Rosetta

Según IMDb, Rosetta se estrenó en estas tierras el 3 de agosto de 2006 pero, a menos que el desembarco haya tenido lugar en algún festival o evento especial, la película que Jean-Pierre y Luc Dardenne produjeron en 1999 recién llega a la cartelera porteña diez años después (el 31 de diciembre pasado, para ser más precisos). Aunque no es una opera prima, la película se revela como precursora de los largometrajes que los hermanos belgas filmaron después y que, caprichos de la distribución, los espectadores argentinos vimos antes: La promesa, El hijo, El niño, El silencio de Lorna.

La década transcurrida prueba que el trabajo de estos realizadores no pierde vigencia, un poco por los atributos inconfundibles de sus relatos; otro poco porque la realidad que recrean (la desprotección y vulnerabilidad de la clase baja belga) cambia muy poco. Tal vez quienes se animan a traer un título «viejo» apuestan a la fidelidad de quienes admiramos a los Dardenne, a la curiosidad de quienes estén dispuestos a descubrirlos, y al interés de quienes buscan conocer el aspecto menos encantador del Primer Mundo europeo.

En Rosetta encontramos tres virtudes típicas del cine que algunos preferimos: 1) narración lacónica (sin verborragia), lineal (sin flashbacks, flashforwards ni otras grandes alteraciones de edición) y sin embargo elocuente (Luc y Jean-Pierre saben sugerir mucho más de lo que muestran); 2) personajes de carne y hueso (no estereotipos) interpretados por actores abolutamente versátiles (esta vez en un papel secundario, lo reencontramos al magnífico Olivier Gourmet); 3) invitación al cinéfilo para que imagine lo que no se le explica.

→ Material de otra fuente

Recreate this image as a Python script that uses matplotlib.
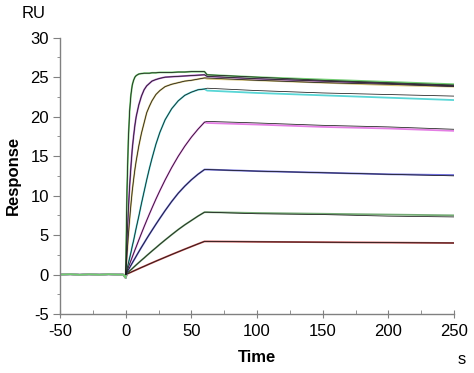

Como de costumbre, los Dardenne no emiten juicio de valor sobre sus personajes: ni sobre esta joven empecinada en buscar trabajo y en rescatar a su madre del alcoholismo, ni sobre aquella parejita que decide vender su bebé, ni sobre aquel padre que enseña a delinquir a su hijo, ni sobre aquel adolescente que sale de prisión después de haber cumplido condena por el asesinato de un niño, ni sobre la inmigrante de Europa del Este que sostiene un delicado matrimonio por conveniencia.

Como de costumbre, los Dardenne tampoco recurren al golpe bajo ni incitan al voyeurismo. Su arte consiste en acompañar al protagonista (a la protagonista, en este caso) en su rutina diaria: cuando se rebela ante cada despido, cuando pide trabajo, cuando cambia su calzado antes de atravesar el terreno que media entre la ruta y su casa rodante, cuando intenta controlar a su madre, cuando frecuenta a su único amigo Riquet, cuando come sus gauffres, cuando se dobla por los dolores de panza.

Sin mostrar nada tremebundo, los hermanos belgas generan tensión, angustia, incomodidad. Pero, en todos sus films y también en Rosetta, nos conceden el beneficio de la duda a partir de un final abierto tanto a cierta esperanza (para los espíritus optimistas) como a la consumación de la tragedia imaginada (para aquellos escépticos o pesimistas). De esta manera, prueban que sus películas no son de su autoría exclusiva; también son un poco nuestras.